If you’ve been following me for any time, you have probably noticed that I talk about both personal and professional ideas and activities on my blog and social media accounts. The newest part of my business is my Birth Your Knitting Book mentoring program, where I am helping newer designers build their businesses and get ready to write and publish their first (or firth) book. In this post, I have some advice for designers and authors trying to build an online personality that fits with their business and personal values and goals. If you’re a new designer or author, perhaps this information will help you make some decisions about who you want to be in your professional life. If you’re not a professional in the knitting world, I hope you’ll enjoy this behind the scenes look at a knitting designer’s life.
Who Am I?
I have several personalities. One of them I call “Teacher Donna.” Teacher Donna is my public face to my knitting students and readers. In public in the real world and in some of my social media arenas, I am always Teacher Donna. In other social media arenas, I am a combination of Home Donna and Teacher Donna. I also have a Euro Donna alter-ego who takes over the blog and my social media accounts when I am traveling in Europe.
Why do I have a mixture like that? For me, the different parts of my persona are all part of who I am in my business, but I don’t think all of those parts are appropriate to come out in every situation or environment. For example, I don’t talk about politics in my workshops or on my business Facebook page, but I do sometimes if I’m out to dinner with knitter friends or on my Twitter account. You’ll have to find the mix that works for you. Some people keep their personal ideas and opinions completely out of their public persona. That’s part of what you’ll have to decide as you begin to create your platform.
What do I mean by personal?
Your readers are following you because they want to hear from you. So write in your own voice and be familiar and friendly. Don’t feel like all of your posts need to be perfectly edited (although avoid ugly typos), or that you must sound like a business executive to be respected. You need to sound like yourself! As an author or designer, we need to exude the feeling that we are a human being, not a corporation (even if your business is incorporated). Unless you are writing specifically as an employee of a company and have a corporate style guide to follow, the best style of writing is your own. But be comfortable with the style you chose and don’t pretend to be something you are not. Your readers will see right through that guise.
What I don’t mean is that you need to talk about your kids, your pets, or your dinner plans. If you want to share a little bit of that kind of information with your readers, that’s fine, but keep it short and somehow tie it in to the main topic of your newsletter: your books or designs and your art. The level of personal information you want to reveal is your choice.
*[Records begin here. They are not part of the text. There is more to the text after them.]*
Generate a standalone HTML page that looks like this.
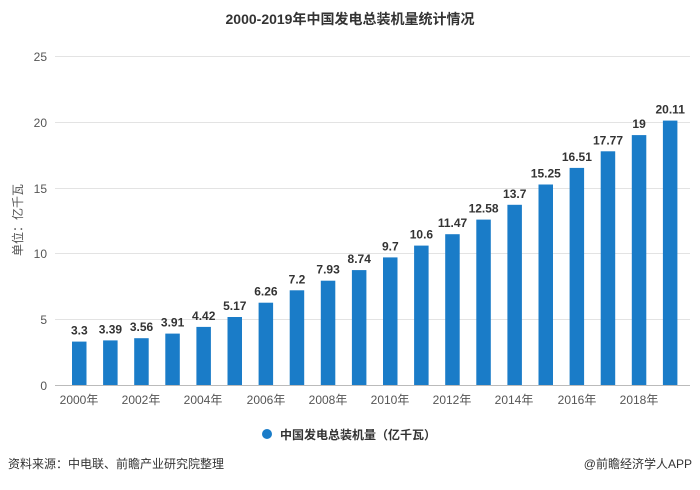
<!DOCTYPE html>
<html><head><meta charset="utf-8"><style>
body{margin:0;background:#fff;width:700px;height:485px;overflow:hidden;font-family:"Liberation Sans","Noto Sans CJK SC",sans-serif;}
</style></head><body>
<svg width="700" height="485" xmlns="http://www.w3.org/2000/svg" font-family="Liberation Sans, Noto Sans CJK SC, sans-serif">
<text x="350" y="24" text-anchor="middle" font-size="14" font-weight="bold" fill="#333">2000-2019年中国发电总装机量统计情况</text>
<g stroke="#e3e3e3" stroke-width="1">
<line x1="55" x2="690" y1="56.5" y2="56.5"/>
<line x1="55" x2="690" y1="122.5" y2="122.5"/>
<line x1="55" x2="690" y1="188.5" y2="188.5"/>
<line x1="55" x2="690" y1="253.5" y2="253.5"/>
<line x1="55" x2="690" y1="319.5" y2="319.5"/>
</g>
<line x1="55" x2="690" y1="385.5" y2="385.5" stroke="#bbb"/>
<g font-size="12" fill="#555" text-anchor="end">
<text x="47" y="61">25</text><text x="47" y="127">20</text><text x="47" y="193">15</text>
<text x="47" y="258">10</text><text x="47" y="324">5</text><text x="47" y="390">0</text>
</g>
<text transform="translate(22,220) rotate(-90)" text-anchor="middle" font-size="12" fill="#555">单位：亿千瓦</text>
<g fill="#1a7cc8">
<rect x="72" y="341.6" width="14.5" height="43.4"/>
<rect x="103.1" y="340.4" width="14.5" height="44.6"/>
<rect x="134.2" y="338.2" width="14.5" height="46.8"/>
<rect x="165.3" y="333.6" width="14.5" height="51.4"/>
<rect x="196.4" y="326.9" width="14.5" height="58.1"/>
<rect x="227.5" y="317" width="14.5" height="68"/>
<rect x="258.6" y="302.7" width="14.5" height="82.3"/>
<rect x="289.7" y="290.3" width="14.5" height="94.7"/>
<rect x="320.8" y="280.7" width="14.5" height="104.3"/>
<rect x="351.9" y="270.1" width="14.5" height="114.9"/>
<rect x="383" y="257.4" width="14.5" height="127.6"/>
<rect x="414.1" y="245.6" width="14.5" height="139.4"/>
<rect x="445.2" y="234.2" width="14.5" height="150.8"/>
<rect x="476.3" y="219.6" width="14.5" height="165.4"/>
<rect x="507.4" y="204.8" width="14.5" height="180.2"/>
<rect x="538.5" y="184.5" width="14.5" height="200.5"/>
<rect x="569.6" y="167.9" width="14.5" height="217.1"/>
<rect x="600.7" y="151.3" width="14.5" height="233.7"/>
<rect x="631.8" y="135.1" width="14.5" height="249.9"/>
<rect x="662.9" y="120.6" width="14.5" height="264.4"/>
</g>
<g font-size="12" font-weight="bold" fill="#333" text-anchor="middle">
<text x="79.3" y="334.6">3.3</text>
<text x="110.4" y="333.4">3.39</text>
<text x="141.5" y="331.2">3.56</text>
<text x="172.6" y="326.6">3.91</text>
<text x="203.7" y="319.9">4.42</text>
<text x="234.8" y="310">5.17</text>
<text x="265.9" y="295.7">6.26</text>
<text x="297" y="283.3">7.2</text>
<text x="328.1" y="273.7">7.93</text>
<text x="359.2" y="263.1">8.74</text>
<text x="390.3" y="250.4">9.7</text>
<text x="421.4" y="238.6">10.6</text>
<text x="452.5" y="227.2">11.47</text>
<text x="483.6" y="212.6">12.58</text>
<text x="514.7" y="197.8">13.7</text>
<text x="545.8" y="177.5">15.25</text>
<text x="576.9" y="160.9">16.51</text>
<text x="608" y="144.3">17.77</text>
<text x="639.1" y="128.1">19</text>
<text x="670.2" y="113.6">20.11</text>
</g>
<g font-size="12" fill="#555" text-anchor="middle">
<text x="79" y="404">2000年</text><text x="141" y="404">2002年</text><text x="203" y="404">2004年</text>
<text x="266" y="404">2006年</text><text x="328" y="404">2008年</text><text x="390" y="404">2010年</text>
<text x="452" y="404">2012年</text><text x="514" y="404">2014年</text><text x="577" y="404">2016年</text>
<text x="639" y="404">2018年</text>
</g>
<circle cx="267" cy="434" r="5" fill="#1a7cc8"/>
<text x="280" y="439" font-size="12" fill="#333" font-weight="bold">中国发电总装机量（亿千瓦）</text>
<text x="8" y="468" font-size="12" fill="#333">资料来源：中电联、前瞻产业研究院整理</text>
<text x="692" y="468" font-size="12" fill="#333" text-anchor="end">@前瞻经济学人APP</text>
</svg>
</body></html>
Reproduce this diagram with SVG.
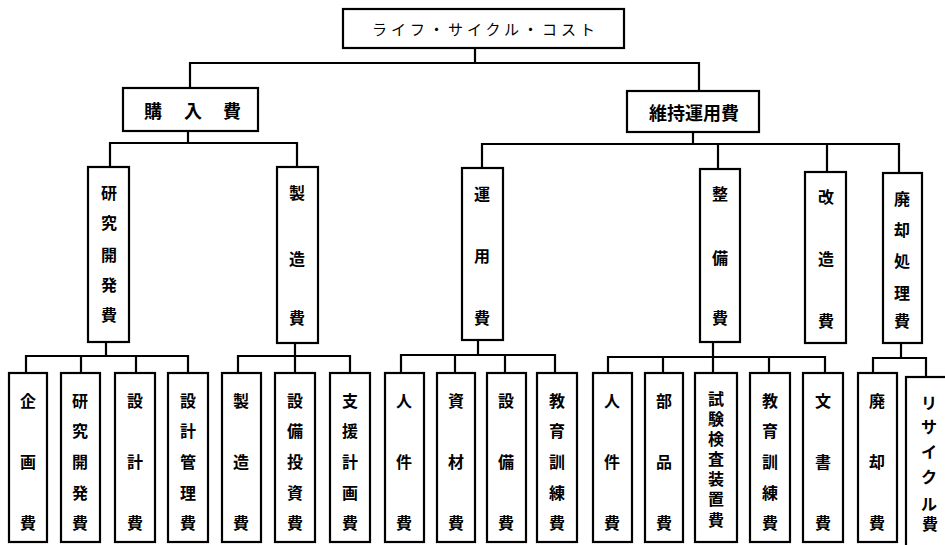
<svg xmlns="http://www.w3.org/2000/svg" width="945" height="545" viewBox="0 0 945 545">
<style>
.box{fill:#fff;stroke:#000;stroke-width:2.2}
.ln{fill:none;stroke:#000;stroke-width:2.2;stroke-linecap:square}
.t{font-family:"Noto Sans CJK JP","Noto Sans",sans-serif;font-weight:bold;font-size:16px;fill:#000;text-anchor:middle;dominant-baseline:central}
.tt{font-family:"Noto Sans CJK JP","Noto Sans",sans-serif;font-weight:normal;font-size:15px;fill:#000;dominant-baseline:central}
.h{font-size:18px}
</style>
<rect width="945" height="545" fill="#fff"/>
<g id="connectors">
<path class="ln" d="M475,48V63M190,63H699M190,63V88M699,63V91"/>
<path class="ln" d="M188,131V143M110,143H297M110,143V167M297,143V167"/>
<path class="ln" d="M693,132V144M482,144H899M482,144V168M718,144V169M827,144V172M899,144V173"/>
<path class="ln" d="M106,342V356M26,356H188M26,356V373M81,356V373M136,356V373M188,356V373"/>
<path class="ln" d="M295,343V373M238,356H350M238,356V373M350,356V373"/>
<path class="ln" d="M478,340V355M401,355H555M401,355V373M455,355V373M505,355V373M555,355V373"/>
<path class="ln" d="M713,342V373M608,357H825M608,357V373M663,357V373M769,357V373M825,357V373"/>
<path class="ln" d="M901,343V358M873,358H926M873,358V373M926,358V377"/>
</g>
<g id="lcc"><rect class="box" x="343" y="9" width="281" height="39"/><text class="tt" x="372" y="28" textLength="223" lengthAdjust="spacing">ライフ・サイクル・コスト</text></g>
<g id="kounyu"><rect class="box" x="123" y="88" width="135" height="43"/><text class="t h" x="153 193 232" y="110">購入費</text></g>
<g id="iji"><rect class="box" x="627" y="91" width="132" height="41"/><text class="t h" x="694" y="112">維持運用費</text></g>

<g id="kenkyu"><rect class="box" x="88" y="167" width="41" height="175"/><text class="t" x="109 109 109 109 109" y="192 222 254 284 314">研究開発費</text></g>
<g id="seizo"><rect class="box" x="277" y="167" width="41" height="176"/><text class="t" x="297 297 297" y="192 258 317">製造費</text></g>
<g id="unyo"><rect class="box" x="462" y="168" width="41" height="172"/><text class="t" x="482 482 482" y="193 255 317">運用費</text></g>
<g id="seibi"><rect class="box" x="700" y="169" width="40" height="173"/><text class="t" x="720 720 720" y="193 257 317">整備費</text></g>
<g id="kaizo"><rect class="box" x="805" y="172" width="41" height="171"/><text class="t" x="826 826 826" y="196 258 320">改造費</text></g>
<g id="haikyaku"><rect class="box" x="883" y="173" width="39" height="170"/><text class="t" x="902 902 902 902 902" y="198 229 260 292 320">廃却処理費</text></g>

<g id="kikaku"><rect class="box" x="9" y="373" width="38" height="169"/><text class="t" x="28 28 28" y="400 461 522">企画費</text></g>
<g id="kenkyu2"><rect class="box" x="61" y="373" width="39" height="169"/><text class="t" x="80 80 80 80 80" y="400 430 461 492 522">研究開発費</text></g>
<g id="sekkei"><rect class="box" x="115" y="373" width="40" height="169"/><text class="t" x="135 135 135" y="400 461 522">設計費</text></g>
<g id="sekkeikanri"><rect class="box" x="168" y="373" width="40" height="169"/><text class="t" x="188 188 188 188 188" y="400 430 461 492 522">設計管理費</text></g>
<g id="seizo2"><rect class="box" x="222" y="373" width="39" height="169"/><text class="t" x="241 241 241" y="400 461 522">製造費</text></g>
<g id="setsubitoushi"><rect class="box" x="275" y="373" width="40" height="169"/><text class="t" x="295 295 295 295 295" y="400 430 461 492 522">設備投資費</text></g>
<g id="shien"><rect class="box" x="330" y="373" width="40" height="169"/><text class="t" x="350 350 350 350 350" y="400 430 461 492 522">支援計画費</text></g>
<g id="jinken1"><rect class="box" x="385" y="373" width="39" height="169"/><text class="t" x="404 404 404" y="400 461 522">人件費</text></g>
<g id="shizai"><rect class="box" x="437" y="373" width="38" height="169"/><text class="t" x="456 456 456" y="400 461 522">資材費</text></g>
<g id="setsubi"><rect class="box" x="487" y="373" width="39" height="169"/><text class="t" x="506 506 506" y="400 461 522">設備費</text></g>
<g id="kyoiku1"><rect class="box" x="537" y="373" width="40" height="169"/><text class="t" x="557 557 557 557 557" y="400 430 461 492 522">教育訓練費</text></g>
<g id="jinken2"><rect class="box" x="593" y="373" width="39" height="169"/><text class="t" x="612 612 612" y="400 461 522">人件費</text></g>
<g id="buhin"><rect class="box" x="645" y="373" width="38" height="169"/><text class="t" x="664 664 664" y="400 461 522">部品費</text></g>
<g id="shiken"><rect class="box" x="695" y="373" width="42" height="169"/><text class="t" x="716 716 716 716 716 716 716" y="398 418 438 458 478 498 519">試験検査装置費</text></g>
<g id="kyoiku2"><rect class="box" x="750" y="373" width="40" height="169"/><text class="t" x="770 770 770 770 770" y="400 430 461 492 522">教育訓練費</text></g>
<g id="bunsho"><rect class="box" x="803" y="373" width="40" height="169"/><text class="t" x="823 823 823" y="400 461 522">文書費</text></g>
<g id="haikyaku2"><rect class="box" x="858" y="373" width="39" height="169"/><text class="t" x="877 877 877" y="400 461 522">廃却費</text></g>
<g id="recycle"><rect class="box" x="906" y="377" width="46" height="170"/><text class="t" x="929 929 929 929 929 930" y="402 426 451 476 503 523">リサイクル費</text></g>
</svg>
What do I mean by professional?
Although the tone can be informal and you can give a few peeks into your personal life, your platform is essentially part of your business. Your platform has a purpose, which is to communicate what’s in your business and industry to your readers, and to let them know what you’re working on that they will want to buy from you in the future! Your platform activities will also help you establish and maintain credibility with your readers, and that requires a professional touch. Remember that you are doing business, even if you love your readers, students, and clients, they are still your business associates.
One of the worst ways to lose your professional credibility in newsletters is to rant about your competitors or others in your industry such as magazine publishers, book publishers, clothing manufacturers, or yarn manufacturers. You can give your opinion about the quality of tools and supplies that you use, but do so in an objective way that does not entail name calling. Don’t burn your bridges! This may seem obvious, but I’ve seen this rule broken a lot.
So be personal AND professional at the same time and you’ll make your readers happy.
I like Wil Wheaton’s rule, “Don’t be a dick.” But you may have a different guideline that suits you better.